Perhaps the biggest myth lies in the sportbike world where riders have heard “never touch the rear brake.” The advice should be “never stab the rear brake.” Yes, in an emergency situation, it might only provide a small percentage of the overall stopping power due to a sportbike’s weight transfer, but this sport is all about small percentages. If you miss the car in your lane by one foot, you’ve missed the car, right? Add rear-brake finesse to your riding portfolio.
TWENTY YEARS
We’ve all evolved over the last 20 years, but bikes have evolved more quickly than most riders. What I believe and teach (and do on every ride or drive) really counts when the pace is up or the grip is down.
Control the Contact Patch
OF THE TWO tires above, which has more grip? Correct, #2. More rubber touching the road is more grip. And the best riders in the world are constantly working to be riding on #2. You can, too.

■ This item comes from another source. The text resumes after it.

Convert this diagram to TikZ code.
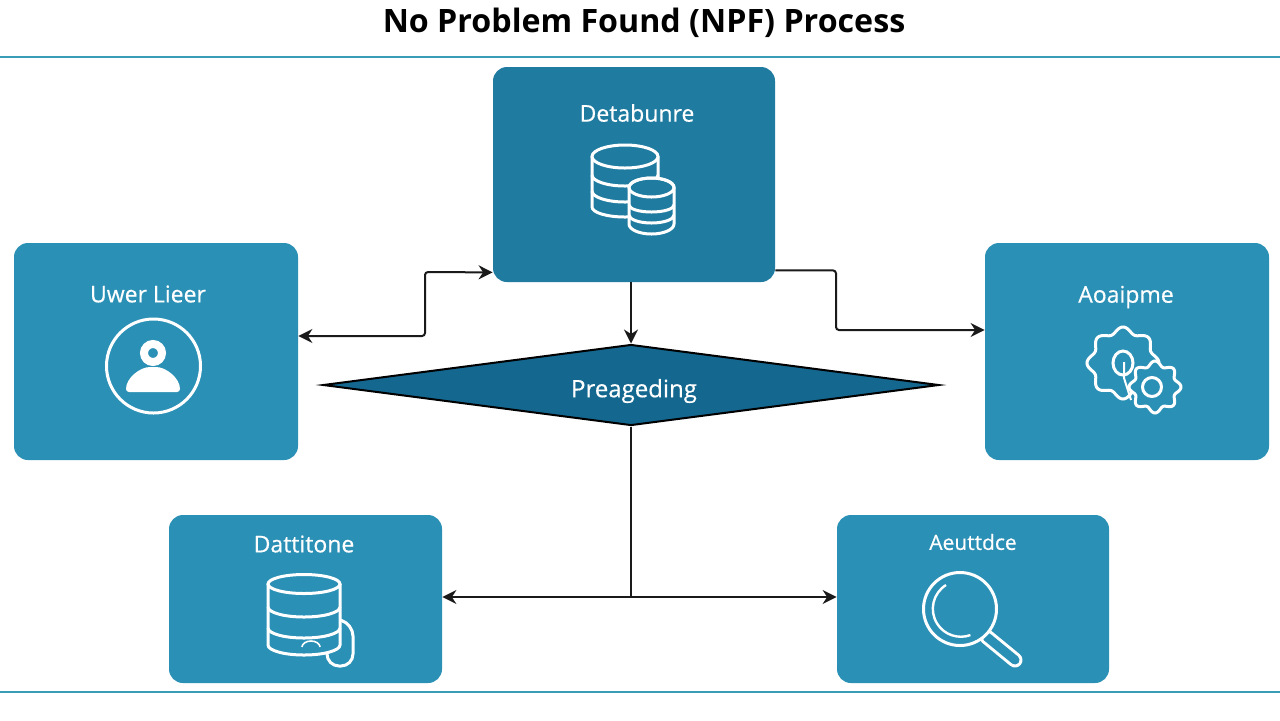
\documentclass[tikz,border=0pt]{standalone}
\usepackage{fontspec}
\setmainfont{Open Sans}
\newfontfamily\lblfont[FakeBold=0.5]{Open Sans}
\usetikzlibrary{arrows.meta,shapes.geometric,calc}
\definecolor{boxblue}{HTML}{2A90B5}
\definecolor{boxdeep}{HTML}{1F7BA0}
\definecolor{diamondblue}{HTML}{14678F}
\definecolor{rulecol}{HTML}{3A9DB8}
\definecolor{linecol}{HTML}{1A1A1A}
\tikzset{
  card/.style={rounded corners=7pt,fill=boxblue,draw=none,inner sep=0pt},
  cardlabel/.style={text=white,font=\lblfont\fontsize{11.5}{14}\selectfont,inner sep=0pt},
  icon/.style={draw=white,line width=1.5pt},
  conn/.style={draw=linecol,line width=1pt,rounded corners=1.5pt},
  tip/.style={-{Stealth[length=7pt,width=7pt]}},
  bothtips/.style={{Stealth[length=7pt,width=7pt]}-{Stealth[length=7pt,width=7pt]}},
  rulebar/.style={draw=rulecol,line width=1pt}
}
\begin{document}
\begin{tikzpicture}[x=0.5pt,y=-0.5pt]
\useasboundingbox (0,0) rectangle (1280,720);
\fill[white] (0,0) rectangle (1280,720);
% title and rules
\node[inner sep=0pt,font=\fontsize{16.1}{18}\selectfont\bfseries,text=black] (title) at (644,23) {No Problem Found (NPF) Process};
\coordinate (ruleAa) at (0,57); \coordinate (ruleAb) at (1280,57);
\coordinate (ruleBa) at (0,692); \coordinate (ruleBb) at (1280,692);
\draw[rulebar] (ruleAa) -- (ruleAb);
\draw[rulebar] (ruleBa) -- (ruleBb);
% boxes
\node[card,fill=boxdeep,minimum width=141pt,minimum height=107.5pt] (db) at (634,174.5) {};
\node[card,minimum width=142pt,minimum height=108.5pt] (user) at (156,351.5) {};
\node[card,minimum width=142pt,minimum height=108.5pt] (app) at (1127,351.5) {};
\node[card,minimum width=136.5pt,minimum height=84pt] (store) at (305.5,599) {};
\node[card,minimum width=136pt,minimum height=84pt] (audit) at (973,599) {};
\node[diamond,fill=diamondblue,draw=black,line width=1pt,inner sep=0pt,minimum width=308pt,minimum height=40.5pt,shape aspect=7.6] (proc) at (631,385) {};
% labels
\node[cardlabel] (dbl) at (637,113) {Detabunre};
\node[cardlabel] (userl) at (148,294) {Uwer Lieer};
\node[cardlabel] (appl) at (1126,297) {Aoaipme};
\node[cardlabel,font=\lblfont\fontsize{12}{14}\selectfont] (procl) at (634,391) {Preageding};
\node[cardlabel] (storel) at (304,544) {Dattitone};
\node[cardlabel,font=\lblfont\fontsize{10.5}{14}\selectfont] (auditl) at (973,542) {Aeuttdce};
% connectors
\coordinate (bendA) at (425,272);
\coordinate (bendB) at (836,330);
\draw[conn,bothtips] ([yshift=7.75pt]user.east) -| (bendA) -- ([yshift=5pt]db.south west);
\draw[conn,tip] (proc.north |- db.south) -- (proc.north);
\draw[conn,tip] ([yshift=6pt]db.south east) -| (bendB) -- ([yshift=10.75pt]app.west);
\coordinate (split) at (631,597);
\draw[conn] (proc.south) -- (split);
\draw[conn,tip] (split) -- (store.east |- split);
\draw[conn,tip] (split) -- (audit.west |- split);
% database icon
\begin{scope}[icon]
\draw (592,156.5) -- (592,207) arc[start angle=180,end angle=0,x radius=33,y radius=10] -- (658,156.5);
\draw (625,156.5) ellipse [x radius=33,y radius=11.5];
\draw (592,175) arc[start angle=180,end angle=0,x radius=33,y radius=11];
\draw (592,191) arc[start angle=180,end angle=0,x radius=33,y radius=11];
\filldraw[fill=boxdeep] (629,187.5) -- (629,224) arc[start angle=180,end angle=0,x radius=22.5,y radius=10] -- (674,187.5) arc[start angle=0,end angle=-180,x radius=22.5,y radius=9.5] -- cycle;
\draw (651.5,187.5) ellipse [x radius=22.5,y radius=9.5];
\draw (629,205) arc[start angle=180,end angle=0,x radius=22.5,y radius=7];
\draw (629,215) arc[start angle=180,end angle=0,x radius=22.5,y radius=8];
\end{scope}
% user icon
\draw[icon] (153.5,366) circle [radius=47];
\draw[icon,line width=4pt] (153,353) circle [radius=9];
\fill[white,rounded corners=1.5pt] (126,392) .. controls (126,378) and (140,367) .. (153,367) .. controls (166,367) and (180,378) .. (180,392) -- cycle;
% gears
\draw[icon] plot[domain=0:360,samples=145,smooth] ({1123+(33+3*cos(8*\x))*cos(\x)},{363+(33+3*cos(8*\x))*sin(\x)});
\filldraw[icon,fill=boxblue] plot[domain=0:360,samples=145,smooth] ({1155+(23.5+2.5*cos(8*\x))*cos(\x)},{387+(23.5+2.5*cos(8*\x))*sin(\x)});
\draw[icon] (1123,363) ellipse [x radius=10,y radius=12];
\draw[icon] (1152,387) circle [radius=9.5];
\draw[icon,line width=1pt] (1124,362) -- (1124,378) -- (1131,400);
% store icon
\begin{scope}[icon]
\draw[rounded corners=6pt] (340,620) -- (353,624) -- (353,666) -- (327,666) -- (327,652);
\draw (268,584) -- (268,645) arc[start angle=180,end angle=0,x radius=36,y radius=10] -- (340,584);
\draw (304,584) ellipse [x radius=36,y radius=9.5];
\draw (268,607) arc[start angle=180,end angle=0,x radius=36,y radius=10];
\draw (268,628) arc[start angle=180,end angle=0,x radius=36,y radius=10];
\draw[line width=.8pt] (302,647) arc[start angle=180,end angle=360,x radius=9,y radius=6];
\end{scope}
% magnifier icon
\draw[white,line width=7.5pt,line cap=round] (987,637) -- (1015,660);
\draw[boxblue,line width=4.5pt,line cap=round] (987,637) -- (1015,660);
\filldraw[icon,fill=boxblue] (960,609) circle [radius=36.5];
\draw[icon,line width=1.2pt] (946,585) arc[start angle=238,end angle=70,radius=28];
\end{tikzpicture}
\end{document}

Imagine coming into a corner on the brakes: Your front contact patch is expanded and you’re on the #2 tire, lots of rubber on the road. But before you turn into the corner, you jump off the brakes, the fork springs rebound and suddenly you’re on the #1 tire. And then you ask that tire to take a cornering load! Leaving a bit of brake pressure on at the turn-in point will give you more rubber on the road. It’s called trail-braking and you need to do it to win championships or ride your chosen pace all your life. You’re trailing off brake pressure as you add lean angle, trading “braking points” for “lean-angle points.” And riding on the #2 tire is faster and safer.
The same applies for corner exits. Apply throttle smoothly midcorner to transfer weight rearward and you will always be accelerating on the #2 tire with more grip.
Let me close 2.0 with this: Most of us don’t approach our riding improvement seriously enough. Get relentlessly focused on your riding, don’t put up with riding errors, don’t think “good enough” is: When you add speed to mistakes, you don’t just hit the ball into the net. Our riding mistakes not only hurt bodies and wallets, but our sport, as well. Consider giving this article to your friends, or adopting it for your club. More important: Carefully evaluate the riding advice out there and seriously study how you ride your pace. It may help save our sport.
Riding well is the most wonderful feeling in the world, the reason we’re all hooked, and that’s what The Pace celebrates. You’re riding quick and controlled. Your friends file through a tight, left-right-left with the fluidity of a rushing stream. Your mirror is filled with friends riding your pace, using their eyes, brakes, throttle and body to ride with you. You arrive together. You and our sport are healthy tomorrow. The best.